Question

Completely factorize the expression.$$12 x^{2}-48$$

Answer

**step1** Identifying the terms and common factors

The given expression is $$12 x^{2}-48$$.
This expression has two terms: $$12 x^{2}$$ and $$48$$.
To factorize the expression, we first look for the greatest common factor (GCF) of the numerical parts of these terms.
The numerical part of the first term is 12.
The numerical part of the second term is 48.
Let's list the factors for each number to find their common factors:
Factors of 12 are 1, 2, 3, 4, 6, 12.
Factors of 48 are 1, 2, 3, 4, 6, 8, 12, 16, 24, 48.
The common factors are 1, 2, 3, 4, 6, and 12.
The greatest common factor for both numbers is 12.

**step2** Factoring out the greatest common factor

Since 12 is the greatest common factor, we can factor it out from both terms.
We can rewrite the first term, $$12 x^{2}$$, as $$12 \times x^{2}$$.
We can rewrite the second term, $$48$$, as $$12 \times 4$$.
So, the expression $$12 x^{2}-48$$ can be written as $$12 \times x^{2} - 12 \times 4$$.
Using the distributive property in reverse, we can pull out the common factor of 12:
$$12(x^{2}-4)$$

**step3** Identifying and factoring the difference of squares

Now, we examine the expression inside the parentheses: $$(x^{2}-4)$$.
We need to see if this expression can be factored further.
The first part, $$x^{2}$$, represents a number multiplied by itself ($$x \times x$$).
The second part is 4. We know that 4 is also a perfect square, because $$2 \times 2 = 4$$. So, 4 can be written as $$2^{2}$$.
The expression is $$(x^{2}-2^{2})$$. This is a special form called the "difference of squares", where one square number is subtracted from another square number.
A difference of squares expression, like $$A^{2}-B^{2}$$, can always be factored into two binomials: $$(A-B)(A+B)$$.
In our case, $$A$$ corresponds to $$x$$ and $$B$$ corresponds to $$2$$.
Therefore, $$(x^{2}-4)$$ factors into $$(x-2)(x+2)$$.
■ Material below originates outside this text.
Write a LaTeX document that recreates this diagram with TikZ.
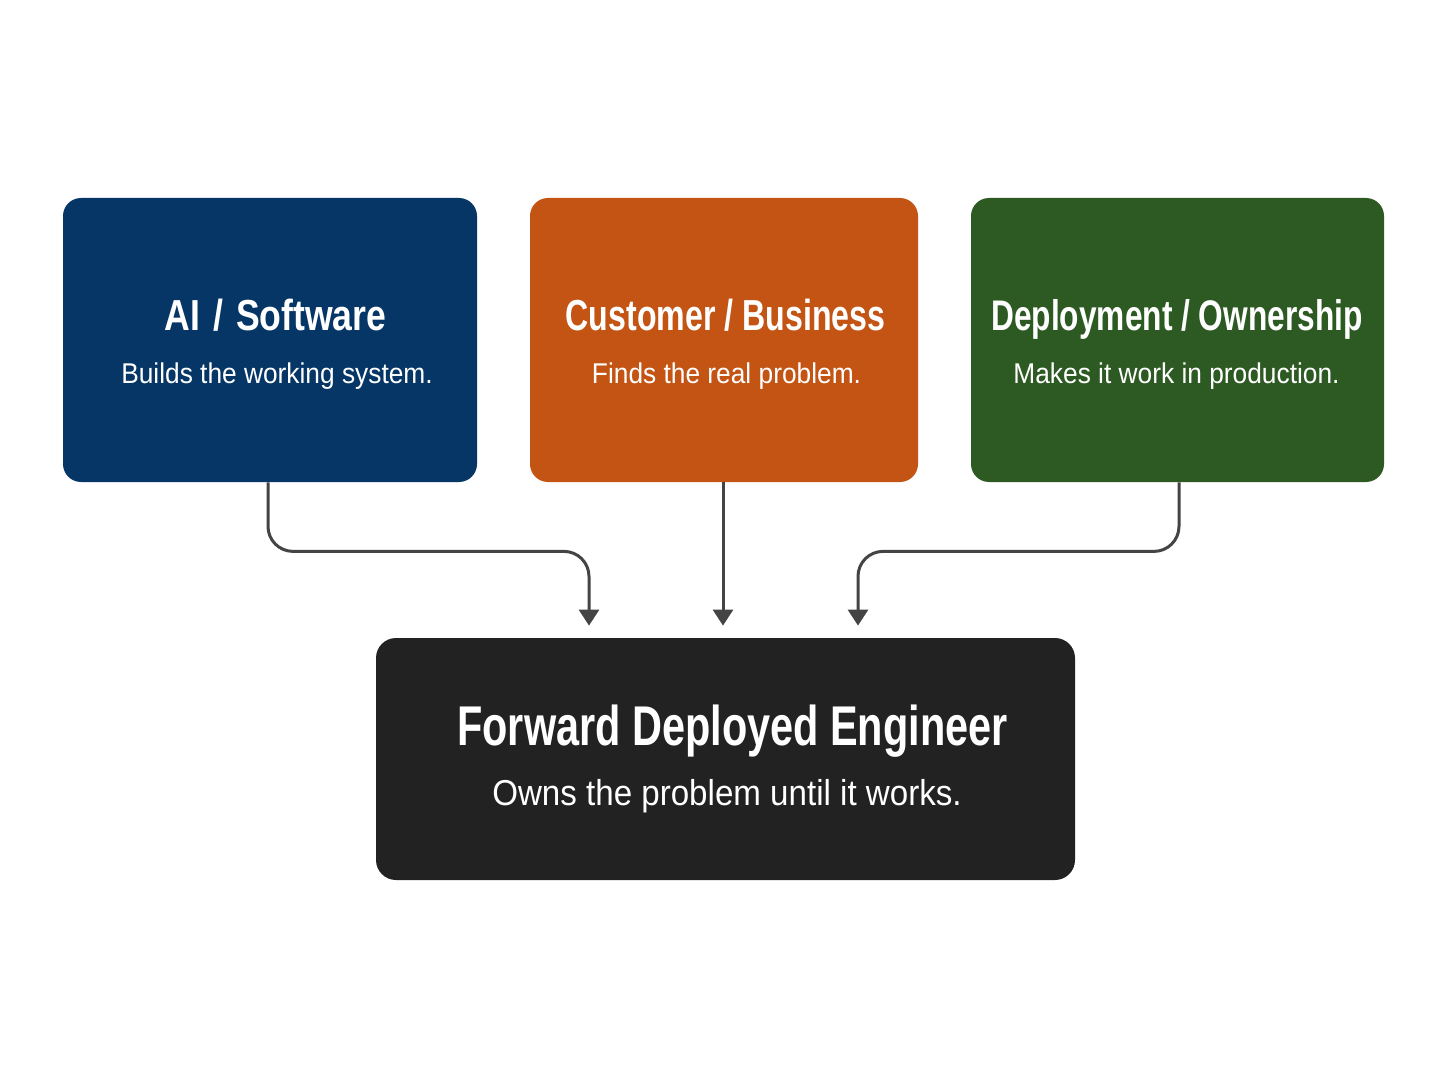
\documentclass[tikz,border=0pt]{standalone}
\usepackage{fontspec}
\setmainfont{Liberation Sans}
\newfontfamily\tfont{Liberation Sans}[FakeStretch=0.74]
\newfontfamily\tfontw{Liberation Sans}[FakeStretch=0.82]
\newfontfamily\sfont{Liberation Sans}[FakeStretch=0.92]
\usetikzlibrary{arrows.meta}
\definecolor{blueC}{HTML}{063666}
\definecolor{orangeC}{HTML}{C35414}
\definecolor{greenC}{HTML}{2D5A23}
\definecolor{blackC}{HTML}{222222}
\definecolor{lineC}{HTML}{444444}
\tikzset{
  box/.style={rounded corners=9pt, inner sep=0pt, draw=none},
  ttl/.style={text=white, anchor=base, inner sep=0pt, font=\tfont\bfseries\fontsize{21.7}{26}\selectfont},
  sub/.style={text=white, anchor=base, inner sep=0pt, font=\sfont\fontsize{14.3}{17}\selectfont},
  bigttl/.style={ttl, font=\tfont\bfseries\fontsize{28}{33}\selectfont},
  bigsub/.style={sub, font=\sfont\fontsize{18}{22}\selectfont},
  conn/.style={draw=lineC, line width=1.5pt, rounded corners=12.5pt, -{Triangle[width=10pt,length=8pt]}, shorten >=6pt}
}
\begin{document}
\begin{tikzpicture}[x=0.5pt,y=-0.5pt]
\useasboundingbox[fill=white] (0,0) rectangle (1448,1086);
% boxes
\node[box, fill=blueC, minimum width=207pt, minimum height=142pt] (ai) at (270,340) {};
\node[box, fill=orangeC, minimum width=194pt, minimum height=142pt] (cb) at (724,340) {};
\node[box, fill=greenC, minimum width=206.5pt, minimum height=142pt] (dp) at (1177.5,340) {};
\node[box, fill=blackC, minimum width=349.5pt, minimum height=121pt, rounded corners=10pt] (fde) at (725.5,759) {};
% texts
\node[ttl, font=\tfontw\bfseries\fontsize{21.7}{26}\selectfont] (aiT) at (275.5,330) {AI\hspace{6.5pt}/\hspace{6.5pt}Software};
\node[sub] (aiS) at (277,383) {Builds the working system.};
\node[ttl] (cbT) at (725.5,330) {Customer / Business};
\node[sub] (cbS) at (726.5,383) {Finds the real problem.};
\node[ttl, font=\tfont\bfseries\fontsize{21.4}{26}\selectfont] (dpT) at (1177,330) {Deployment / Ownership};
\node[sub] (dpS) at (1176.5,383) {Makes it work in production.};
\node[bigttl] (fdeT) at (732.5,745) {Forward Deployed Engineer};
\node[bigsub] (fdeS) at (727,805) {Owns the problem until it works.};
% connectors
\path (fde.north) ++(-136.5,0) coordinate (inL);
\path (fde.north) ++(132.5,0) coordinate (inR);
\draw[conn] ([xshift=-1pt]ai.south) |- ++(160,69) -| (inL);
\draw[conn] ([xshift=-0.5pt]cb.south) -- ([xshift=-0.5pt]cb.south |- fde.north);
\draw[conn] ([xshift=0.75pt]dp.south) |- ++(-160,69) -| (inR);
\end{tikzpicture}
\end{document}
**step4** Writing the completely factorized expression

To get the completely factorized expression, we combine the common factor we found in Step 2 with the factorization from Step 3.
From Step 2, we had $$12(x^{2}-4)$$.
From Step 3, we found that $$(x^{2}-4)$$ can be written as $$(x-2)(x+2)$$.
By substituting this back into our expression, we get:
$$12(x-2)(x+2)$$
This is the completely factorized form of the given expression.